*** Given data
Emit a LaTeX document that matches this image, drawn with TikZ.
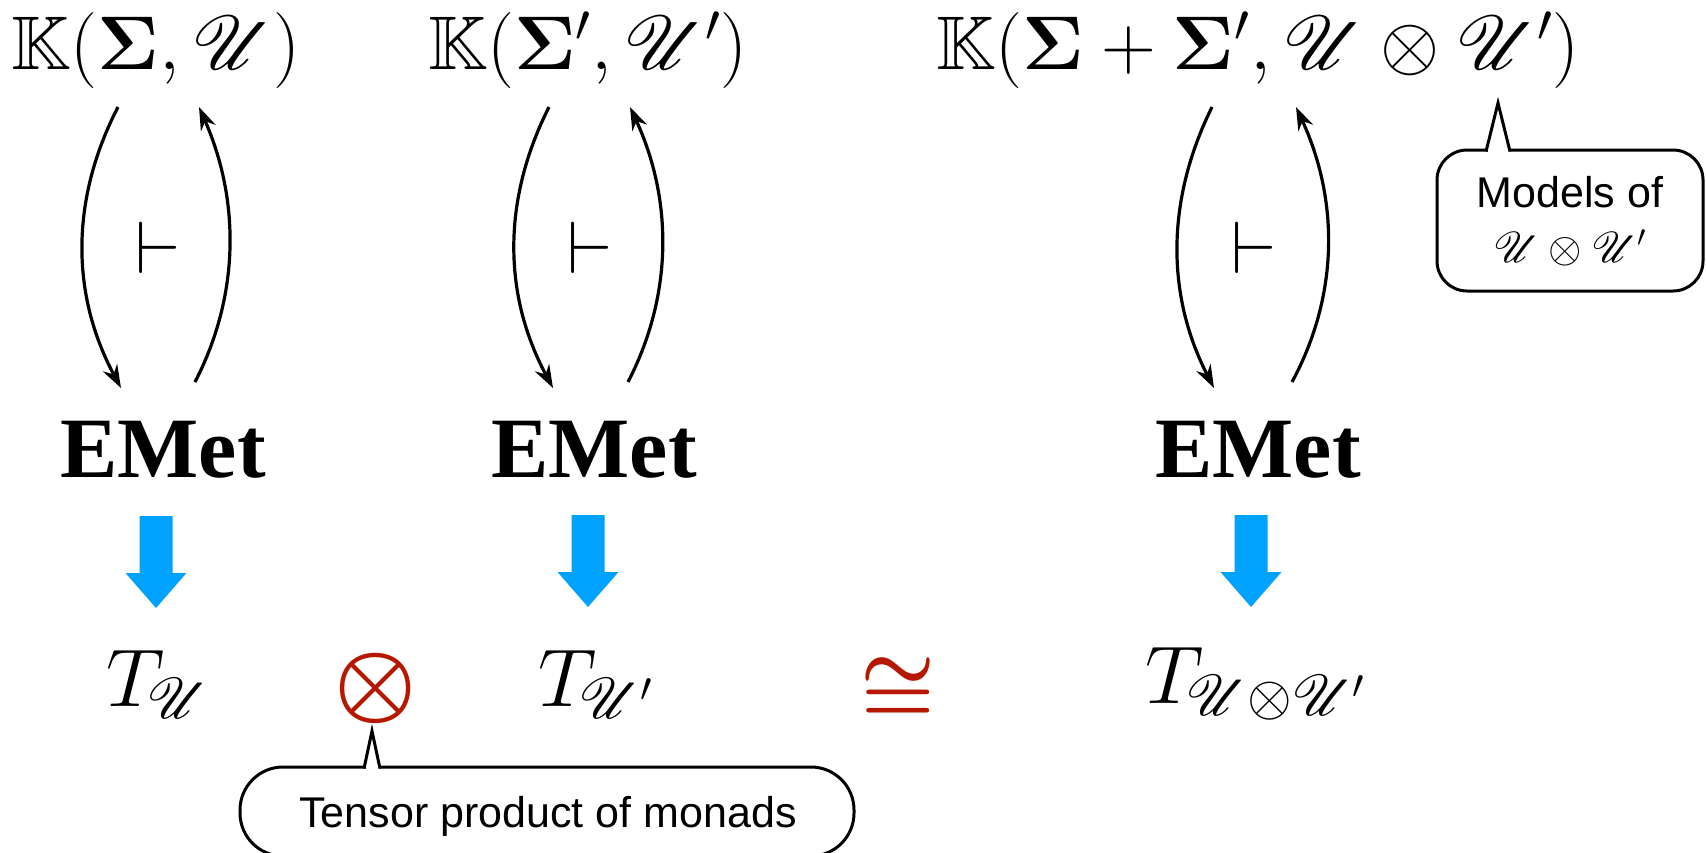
\RequirePackage{fix-cm}
\documentclass[tikz,border=0pt]{standalone}
\usepackage{amsmath}
\usepackage{amssymb}
\DeclareFontFamily{U}{rsfs}{\skewchar\font127 }
\DeclareFontShape{U}{rsfs}{m}{n}{<-> rsfs10}{}
\usepackage{mathrsfs}
\usepackage[no-math]{fontspec}
\newfontfamily\timesfont{Liberation Serif}
\newfontfamily\arialfont{Liberation Sans}
\usetikzlibrary{arrows.meta,calc}
\definecolor{tblue}{RGB}{0,162,255}
\definecolor{tred}{RGB}{181,23,0}
\tikzset{
  toplabel/.style={anchor=base, inner sep=0pt, font=\fontsize{38}{44}\selectfont},
  emet/.style={anchor=base, inner sep=0pt, font=\fontsize{43}{48}\selectfont\timesfont\bfseries},
  tlabel/.style={anchor=base, inner sep=0pt, font=\fontsize{41}{48}\selectfont},
  turn/.style={inner sep=0pt, font=\fontsize{37}{40}\selectfont},
  redsym/.style={inner sep=0pt, text=tred},
  adj/.style={line width=1.6pt, -{Stealth[length=11.5pt,width=8pt]}},
  callout/.style={line width=1.5pt},
  calltext/.style={anchor=base, inner sep=0pt, font=\fontsize{21.5}{26}\selectfont\arialfont},
  barrow/.pic={\fill[tblue] (-16.5,0) -- (16.5,0) -- (16.5,57) -- (30.5,57) -- (0,92) -- (-30.5,57) -- (-16.5,57) -- cycle;}
}
\begin{document}
\begin{tikzpicture}[x=0.5pt,y=-0.5pt]
\useasboundingbox (0,0) rectangle (1706,852);
\clip (0,0) rectangle (1706,852);

% top labels
\node[toplabel] (k1) at (156,69) {$\mathbb{K}(\mathbf{\Sigma},\mathscr{U})$};
\node[toplabel] (k2) at (588,69) {$\mathbb{K}(\mathbf{\Sigma}',\mathscr{U}')$};
\node[toplabel] (k3) at (1258,69) {$\mathbb{K}(\mathbf{\Sigma}+\mathbf{\Sigma}',\mathscr{U}\otimes\mathscr{U}')$};

% EMet
\node[emet] (e1) at (163,477) {EMet};
\node[emet] (e2) at (594,477) {EMet};
\node[emet] (e3) at (1258,477) {EMet};

% adjunction arrows
\coordinate (d1s) at (118,107); \coordinate (d1e) at (121,388);
\coordinate (u1s) at (195,382); \coordinate (u1e) at (199,107);
\draw[adj] (d1s) .. controls (70,200) and (71,295) .. (d1e);
\draw[adj] (u1s) .. controls (240,295) and (240,200) .. (u1e);
\node[turn] (v1) at (158,248) {$\vdash$};

\coordinate (d2s) at (549,107); \coordinate (d2e) at (553,388);
\coordinate (u2s) at (628,382); \coordinate (u2e) at (630,107);
\draw[adj] (d2s) .. controls (502,200) and (503,295) .. (d2e);
\draw[adj] (u2s) .. controls (673,295) and (673,200) .. (u2e);
\node[turn] (v2) at (590,248) {$\vdash$};

\coordinate (d3s) at (1212,107); \coordinate (d3e) at (1214,388);
\coordinate (u3s) at (1292,382); \coordinate (u3e) at (1296,107);
\draw[adj] (d3s) .. controls (1166,200) and (1166,295) .. (d3e);
\draw[adj] (u3s) .. controls (1339,295) and (1339,200) .. (u3e);
\node[turn] (v3) at (1254,248) {$\vdash$};

% blue block arrows
\pic at (156,516) {barrow};
\pic at (588,515) {barrow};
\pic at (1251,515) {barrow};

% monads
\node[tlabel] (t1) at (158,706) {$T_{\mkern-2mu\mathscr{U}}$};
\node[tlabel] (t2) at (596,706) {$T_{\mkern-2mu\mathscr{U}'}$};
\node[tlabel] (t3) at (1256,703) {$T_{\mkern-2mu\mathscr{U}\otimes\mathscr{U}'}$};
\node[redsym, font=\fontsize{46}{50}\selectfont] (ot) at (376,688) {$\boldsymbol{\otimes}$};
\node[redsym, font=\fontsize{42}{48}\selectfont] (cg) at (898,690) {$\boldsymbol{\cong}$};

% callout: models
\draw[callout, rounded corners=15pt] (1570,291) -- (1437,291) -- (1437,150) -- (1703,150) -- (1703,291) -- cycle;
\fill[white] (1487.5,146) rectangle (1509.5,154);
\draw[callout, line join=miter] (1486,151.5) -- (1498,103) -- (1510,151.5);
\node[calltext] (m1) at (1570,207) {Models of};
\node[calltext] (m2) at (1570,262) {$\mathscr{U}\otimes\mathscr{U}'$};

% callout: tensor product
\draw[callout, rounded corners=21.5pt] (547,856) -- (240,856) -- (240,767) -- (854,767) -- (854,856) -- cycle;
\fill[white] (365.5,763) rectangle (378.5,771);
\draw[callout, line join=miter] (364,768.5) -- (372,731) -- (380,768.5);
\node[calltext] (tp) at (548,827) {Tensor product of monads};
\end{tikzpicture}
\end{document}
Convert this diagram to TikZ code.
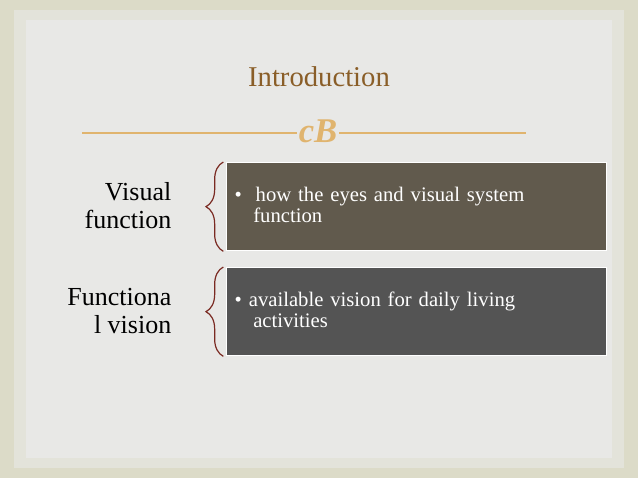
\documentclass[tikz,border=0pt]{standalone}
\usepackage{fontspec}
\setmainfont{Liberation Serif}
\usetikzlibrary{decorations.pathreplacing}
\definecolor{outer}{HTML}{DCDBC8}
\definecolor{inner}{HTML}{E8E8E6}
\definecolor{gold}{HTML}{E0B46E}
\definecolor{titlec}{HTML}{8A5E28}
\definecolor{boxa}{HTML}{615A4D}
\definecolor{boxb}{HTML}{545454}
\definecolor{brace}{HTML}{7A2A22}
\tikzset{
 cbox/.style={draw=white,line width=1pt,minimum width=380*0.75pt,minimum height=88*0.75pt,anchor=north west,inner sep=0pt},
 ctext/.style={text=white,font=\fontsize{15.5}{16}\selectfont,align=left,text width=370*0.75pt,anchor=north west},
 lab/.style={font=\fontsize{19.5}{21}\selectfont,align=right,anchor=east},
 br/.style={draw=brace,line width=0.9pt,decorate,decoration={brace,amplitude=13pt,mirror}}
}
\begin{document}
\begin{tikzpicture}[x=0.75pt,y=-0.75pt]
\useasboundingbox (0,0) rectangle (638,478);
\fill[outer] (0,0) rectangle (638,478);
\fill[inner!60!outer] (14,10) rectangle (624,468);
\fill[inner] (26,20) rectangle (612,458);
\node[text=titlec,font=\fontsize{21.5}{24}\selectfont] (title) at (319,77) {Introduction};
\coordinate (l1) at (82,133);
\coordinate (l2) at (526,133);
\draw[gold,line width=0.8pt] (l1) -- (l2);
\node[fill=inner,text=gold,font=\fontsize{26}{26}\selectfont\itshape\bfseries,inner sep=1pt] (orn) at (318,131) {cB};
\node[cbox,fill=boxa] (b1) at (226,162) {};
\node[cbox,fill=boxb] (b2) at (226,267) {};
\node[ctext] (t1) at (230,182) {•\ \ how the eyes and visual system\\\hspace*{0.9em}function};
\node[ctext] (t2) at (230,287) {• available vision for daily living\\\hspace*{0.9em}activities};
\node[lab] (v1) at (176,206) {Visual\\function};
\node[lab] (v2) at (176,311) {Functiona\\l vision};
\draw[br] ([xshift=-2]b1.north west) -- ([xshift=-2]b1.south west);
\draw[br] ([xshift=-2]b2.north west) -- ([xshift=-2]b2.south west);
\end{tikzpicture}
\end{document}
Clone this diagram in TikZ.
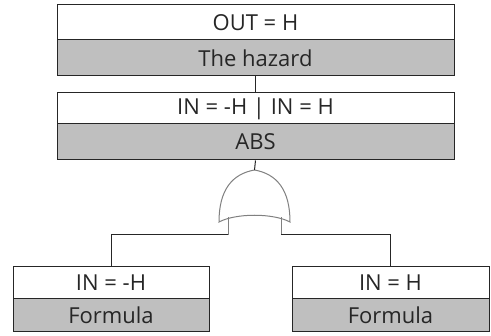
\documentclass[tikz,border=0pt]{standalone}
\usepackage{fontspec}
\setmainfont{Open Sans}
\begin{document}
\begin{tikzpicture}[x=1pt,y=-1pt,
  lbl/.style={draw=black!85, line width=1pt, fill=white, inner sep=0pt, text=black!85, font=\fontsize{22}{24}\selectfont},
  gry/.style={lbl, fill=black!25},
  wire/.style={draw=black!85, line width=1pt},
  gate/.style={draw=black!50, line width=1pt}]
\useasboundingbox (0,0) rectangle (491,336);
% top box
\node[lbl, minimum width=397pt, minimum height=35pt] (out) at (255.5,22.5) {OUT = H};
\node[gry, minimum width=397pt, minimum height=36pt] (haz) at (255.5,58) {The hazard};
% second box
\node[lbl, minimum width=397pt, minimum height=31pt] (in) at (255.5,108.5) {IN = -H | IN = H};
\node[gry, minimum width=397pt, minimum height=36pt] (abs) at (255.5,142) {ABS};
% bottom boxes
\node[lbl, minimum width=196pt, minimum height=32pt] (inl) at (111,283) {IN = -H};
\node[gry, minimum width=196pt, minimum height=33pt] (fl) at (111,315.5) {Formula};
\node[lbl, minimum width=197pt, minimum height=32pt] (inr) at (390.5,283) {IN = H};
\node[gry, minimum width=197pt, minimum height=33pt] (fr) at (390.5,315.5) {Formula};
% gate
\coordinate (apex) at (254.5,170);
\coordinate (gl) at (228,217.5);
\coordinate (gr) at (281,217.5);
\coordinate (gle) at (228,235);
\coordinate (gre) at (281,235);
\draw[gate] (apex) .. controls (232,174) and (219,190) .. (219,222)
  .. controls (236,213) and (273,213) .. (290,222)
  .. controls (290,190) and (277,174) .. (apex);
\draw[gate] (gl) -- (gle);
\draw[gate] (gr) -- (gre);
% connectors
\draw[wire] (haz.south) -- (in.north);
\draw[wire] (abs.south) -- (apex);
\draw[wire] (gle) -| (inl.north);
\draw[wire] (gre) -| (inr.north);
\end{tikzpicture}
\end{document}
******
Directive: Reproduce the material above exactly, first line through the line that contains "(v1) at (158,248)", minus the pictures.

Worked solution:
Emit a LaTeX document that matches this image, drawn with TikZ.
\RequirePackage{fix-cm}
\documentclass[tikz,border=0pt]{standalone}
\usepackage{amsmath}
\usepackage{amssymb}
\DeclareFontFamily{U}{rsfs}{\skewchar\font127 }
\DeclareFontShape{U}{rsfs}{m}{n}{<-> rsfs10}{}
\usepackage{mathrsfs}
\usepackage[no-math]{fontspec}
\newfontfamily\timesfont{Liberation Serif}
\newfontfamily\arialfont{Liberation Sans}
\usetikzlibrary{arrows.meta,calc}
\definecolor{tblue}{RGB}{0,162,255}
\definecolor{tred}{RGB}{181,23,0}
\tikzset{
  toplabel/.style={anchor=base, inner sep=0pt, font=\fontsize{38}{44}\selectfont},
  emet/.style={anchor=base, inner sep=0pt, font=\fontsize{43}{48}\selectfont\timesfont\bfseries},
  tlabel/.style={anchor=base, inner sep=0pt, font=\fontsize{41}{48}\selectfont},
  turn/.style={inner sep=0pt, font=\fontsize{37}{40}\selectfont},
  redsym/.style={inner sep=0pt, text=tred},
  adj/.style={line width=1.6pt, -{Stealth[length=11.5pt,width=8pt]}},
  callout/.style={line width=1.5pt},
  calltext/.style={anchor=base, inner sep=0pt, font=\fontsize{21.5}{26}\selectfont\arialfont},
  barrow/.pic={\fill[tblue] (-16.5,0) -- (16.5,0) -- (16.5,57) -- (30.5,57) -- (0,92) -- (-30.5,57) -- (-16.5,57) -- cycle;}
}
\begin{document}
\begin{tikzpicture}[x=0.5pt,y=-0.5pt]
\useasboundingbox (0,0) rectangle (1706,852);
\clip (0,0) rectangle (1706,852);

% top labels
\node[toplabel] (k1) at (156,69) {$\mathbb{K}(\mathbf{\Sigma},\mathscr{U})$};
\node[toplabel] (k2) at (588,69) {$\mathbb{K}(\mathbf{\Sigma}',\mathscr{U}')$};
\node[toplabel] (k3) at (1258,69) {$\mathbb{K}(\mathbf{\Sigma}+\mathbf{\Sigma}',\mathscr{U}\otimes\mathscr{U}')$};

% EMet
\node[emet] (e1) at (163,477) {EMet};
\node[emet] (e2) at (594,477) {EMet};
\node[emet] (e3) at (1258,477) {EMet};

% adjunction arrows
\coordinate (d1s) at (118,107); \coordinate (d1e) at (121,388);
\coordinate (u1s) at (195,382); \coordinate (u1e) at (199,107);
\draw[adj] (d1s) .. controls (70,200) and (71,295) .. (d1e);
\draw[adj] (u1s) .. controls (240,295) and (240,200) .. (u1e);
\node[turn] (v1) at (158,248) {$\vdash$};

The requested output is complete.